Short exercise - Reproduce each line exactly. Skip none.

Material -
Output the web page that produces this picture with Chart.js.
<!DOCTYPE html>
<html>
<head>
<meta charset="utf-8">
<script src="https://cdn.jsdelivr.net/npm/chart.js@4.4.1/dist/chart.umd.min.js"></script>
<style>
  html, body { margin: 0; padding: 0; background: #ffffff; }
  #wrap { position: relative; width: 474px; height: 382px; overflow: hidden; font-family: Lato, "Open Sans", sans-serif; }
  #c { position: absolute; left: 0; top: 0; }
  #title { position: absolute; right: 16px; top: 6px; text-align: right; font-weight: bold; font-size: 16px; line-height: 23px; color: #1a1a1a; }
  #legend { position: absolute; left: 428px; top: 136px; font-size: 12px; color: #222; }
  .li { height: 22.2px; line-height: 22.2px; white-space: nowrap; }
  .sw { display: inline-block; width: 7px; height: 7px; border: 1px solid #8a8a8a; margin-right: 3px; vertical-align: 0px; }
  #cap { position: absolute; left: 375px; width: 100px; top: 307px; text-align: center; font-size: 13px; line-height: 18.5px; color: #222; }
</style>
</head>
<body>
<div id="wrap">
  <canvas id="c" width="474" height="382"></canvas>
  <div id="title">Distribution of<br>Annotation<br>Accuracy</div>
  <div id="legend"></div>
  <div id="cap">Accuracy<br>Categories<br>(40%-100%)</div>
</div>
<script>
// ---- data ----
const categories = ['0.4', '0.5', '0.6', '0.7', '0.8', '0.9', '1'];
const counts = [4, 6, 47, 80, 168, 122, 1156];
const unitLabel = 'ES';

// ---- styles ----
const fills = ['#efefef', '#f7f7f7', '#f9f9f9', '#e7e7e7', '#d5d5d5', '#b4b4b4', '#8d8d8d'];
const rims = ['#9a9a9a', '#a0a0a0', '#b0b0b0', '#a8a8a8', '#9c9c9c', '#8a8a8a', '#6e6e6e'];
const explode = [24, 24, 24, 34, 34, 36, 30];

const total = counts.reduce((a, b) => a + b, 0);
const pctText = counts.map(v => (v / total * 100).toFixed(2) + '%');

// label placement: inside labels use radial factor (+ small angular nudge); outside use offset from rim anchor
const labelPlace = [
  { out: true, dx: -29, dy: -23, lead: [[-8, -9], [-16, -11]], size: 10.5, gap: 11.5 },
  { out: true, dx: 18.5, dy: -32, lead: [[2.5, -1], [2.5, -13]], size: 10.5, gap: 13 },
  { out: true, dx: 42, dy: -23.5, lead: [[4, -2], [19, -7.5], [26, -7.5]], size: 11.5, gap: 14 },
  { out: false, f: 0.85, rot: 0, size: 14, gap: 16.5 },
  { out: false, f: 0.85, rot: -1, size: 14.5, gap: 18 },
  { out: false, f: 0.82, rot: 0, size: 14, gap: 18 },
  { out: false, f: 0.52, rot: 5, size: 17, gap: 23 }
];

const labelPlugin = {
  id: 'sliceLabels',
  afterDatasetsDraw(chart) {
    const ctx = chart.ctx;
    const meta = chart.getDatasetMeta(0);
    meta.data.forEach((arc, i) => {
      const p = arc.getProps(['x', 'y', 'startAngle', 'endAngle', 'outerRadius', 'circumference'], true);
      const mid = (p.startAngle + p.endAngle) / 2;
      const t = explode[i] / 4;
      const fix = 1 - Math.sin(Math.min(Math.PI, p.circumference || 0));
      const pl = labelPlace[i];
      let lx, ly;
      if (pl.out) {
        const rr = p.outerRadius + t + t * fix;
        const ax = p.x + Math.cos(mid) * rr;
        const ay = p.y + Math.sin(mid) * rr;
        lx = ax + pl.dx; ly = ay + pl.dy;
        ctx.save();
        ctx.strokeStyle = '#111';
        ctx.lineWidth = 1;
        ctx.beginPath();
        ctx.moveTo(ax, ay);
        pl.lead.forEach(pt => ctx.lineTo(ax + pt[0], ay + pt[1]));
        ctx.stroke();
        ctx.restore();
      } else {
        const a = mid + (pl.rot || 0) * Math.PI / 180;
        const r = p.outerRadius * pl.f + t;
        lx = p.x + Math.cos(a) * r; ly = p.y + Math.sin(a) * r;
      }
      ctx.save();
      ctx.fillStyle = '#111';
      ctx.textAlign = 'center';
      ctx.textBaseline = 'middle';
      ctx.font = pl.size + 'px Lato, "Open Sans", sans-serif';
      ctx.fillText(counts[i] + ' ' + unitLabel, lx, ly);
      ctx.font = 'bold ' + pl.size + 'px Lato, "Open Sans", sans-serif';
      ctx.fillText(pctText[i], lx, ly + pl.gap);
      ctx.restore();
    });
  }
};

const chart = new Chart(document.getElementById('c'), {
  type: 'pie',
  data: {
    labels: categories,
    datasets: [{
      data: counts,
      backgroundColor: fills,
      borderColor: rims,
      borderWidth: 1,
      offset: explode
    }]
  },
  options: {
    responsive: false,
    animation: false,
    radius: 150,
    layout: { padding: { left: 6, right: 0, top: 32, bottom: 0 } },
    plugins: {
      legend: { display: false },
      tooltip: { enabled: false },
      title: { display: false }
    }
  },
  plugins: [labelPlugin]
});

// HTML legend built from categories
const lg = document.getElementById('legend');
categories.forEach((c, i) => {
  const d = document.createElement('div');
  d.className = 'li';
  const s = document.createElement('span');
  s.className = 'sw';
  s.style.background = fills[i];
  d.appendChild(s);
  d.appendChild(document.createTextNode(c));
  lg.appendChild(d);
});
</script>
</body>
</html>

Completed task -
Output the web page that produces this picture with Chart.js.
<!DOCTYPE html>
<html>
<head>
<meta charset="utf-8">
<script src="https://cdn.jsdelivr.net/npm/chart.js@4.4.1/dist/chart.umd.min.js"></script>
<style>
  html, body { margin: 0; padding: 0; background: #ffffff; }
  #wrap { position: relative; width: 474px; height: 382px; overflow: hidden; font-family: Lato, "Open Sans", sans-serif; }
  #c { position: absolute; left: 0; top: 0; }
  #title { position: absolute; right: 16px; top: 6px; text-align: right; font-weight: bold; font-size: 16px; line-height: 23px; color: #1a1a1a; }
  #legend { position: absolute; left: 428px; top: 136px; font-size: 12px; color: #222; }
  .li { height: 22.2px; line-height: 22.2px; white-space: nowrap; }
  .sw { display: inline-block; width: 7px; height: 7px; border: 1px solid #8a8a8a; margin-right: 3px; vertical-align: 0px; }
  #cap { position: absolute; left: 375px; width: 100px; top: 307px; text-align: center; font-size: 13px; line-height: 18.5px; color: #222; }
</style>
</head>
<body>
<div id="wrap">
  <canvas id="c" width="474" height="382"></canvas>
  <div id="title">Distribution of<br>Annotation<br>Accuracy</div>
  <div id="legend"></div>
  <div id="cap">Accuracy<br>Categories<br>(40%-100%)</div>
</div>
<script>
// ---- data ----
const categories = ['0.4', '0.5', '0.6', '0.7', '0.8', '0.9', '1'];
const counts = [4, 6, 47, 80, 168, 122, 1156];
const unitLabel = 'ES';

// ---- styles ----
const fills = ['#efefef', '#f7f7f7', '#f9f9f9', '#e7e7e7', '#d5d5d5', '#b4b4b4', '#8d8d8d'];
const rims = ['#9a9a9a', '#a0a0a0', '#b0b0b0', '#a8a8a8', '#9c9c9c', '#8a8a8a', '#6e6e6e'];
const explode = [24, 24, 24, 34, 34, 36, 30];

const total = counts.reduce((a, b) => a + b, 0);
const pctText = counts.map(v => (v / total * 100).toFixed(2) + '%');

// label placement: inside labels use radial factor (+ small angular nudge); outside use offset from rim anchor
const labelPlace = [
  { out: true, dx: -29, dy: -23, lead: [[-8, -9], [-16, -11]], size: 10.5, gap: 11.5 },
  { out: true, dx: 18.5, dy: -32, lead: [[2.5, -1], [2.5, -13]], size: 10.5, gap: 13 },
  { out: true, dx: 42, dy: -23.5, lead: [[4, -2], [19, -7.5], [26, -7.5]], size: 11.5, gap: 14 },
  { out: false, f: 0.85, rot: 0, size: 14, gap: 16.5 },
  { out: false, f: 0.85, rot: -1, size: 14.5, gap: 18 },
  { out: false, f: 0.82, rot: 0, size: 14, gap: 18 },
  { out: false, f: 0.52, rot: 5, size: 17, gap: 23 }
];

const labelPlugin = {
  id: 'sliceLabels',
  afterDatasetsDraw(chart) {
    const ctx = chart.ctx;
    const meta = chart.getDatasetMeta(0);
    meta.data.forEach((arc, i) => {
      const p = arc.getProps(['x', 'y', 'startAngle', 'endAngle', 'outerRadius', 'circumference'], true);
      const mid = (p.startAngle + p.endAngle) / 2;
      const t = explode[i] / 4;
      const fix = 1 - Math.sin(Math.min(Math.PI, p.circumference || 0));
      const pl = labelPlace[i];
      let lx, ly;
      if (pl.out) {
        const rr = p.outerRadius + t + t * fix;
        const ax = p.x + Math.cos(mid) * rr;
        const ay = p.y + Math.sin(mid) * rr;
        lx = ax + pl.dx; ly = ay + pl.dy;
        ctx.save();
        ctx.strokeStyle = '#111';
        ctx.lineWidth = 1;
        ctx.beginPath();
        ctx.moveTo(ax, ay);
        pl.lead.forEach(pt => ctx.lineTo(ax + pt[0], ay + pt[1]));
        ctx.stroke();
        ctx.restore();
      } else {
        const a = mid + (pl.rot || 0) * Math.PI / 180;
        const r = p.outerRadius * pl.f + t;
        lx = p.x + Math.cos(a) * r; ly = p.y + Math.sin(a) * r;
      }
      ctx.save();
      ctx.fillStyle = '#111';
      ctx.textAlign = 'center';
      ctx.textBaseline = 'middle';
      ctx.font = pl.size + 'px Lato, "Open Sans", sans-serif';
      ctx.fillText(counts[i] + ' ' + unitLabel, lx, ly);
      ctx.font = 'bold ' + pl.size + 'px Lato, "Open Sans", sans-serif';
      ctx.fillText(pctText[i], lx, ly + pl.gap);
      ctx.restore();
    });
  }
};

const chart = new Chart(document.getElementById('c'), {
  type: 'pie',
  data: {
    labels: categories,
    datasets: [{
      data: counts,
      backgroundColor: fills,
      borderColor: rims,
      borderWidth: 1,
      offset: explode
    }]
  },
  options: {
    responsive: false,
    animation: false,
    radius: 150,
    layout: { padding: { left: 6, right: 0, top: 32, bottom: 0 } },
    plugins: {
      legend: { display: false },
      tooltip: { enabled: false },
      title: { display: false }
    }
  },
  plugins: [labelPlugin]
});

// HTML legend built from categories
const lg = document.getElementById('legend');
categories.forEach((c, i) => {
  const d = document.createElement('div');
  d.className = 'li';
  const s = document.createElement('span');
  s.className = 'sw';
  s.style.background = fills[i];
  d.appendChild(s);
  d.appendChild(document.createTextNode(c));
  lg.appendChild(d);
});
</script>
</body>
</html>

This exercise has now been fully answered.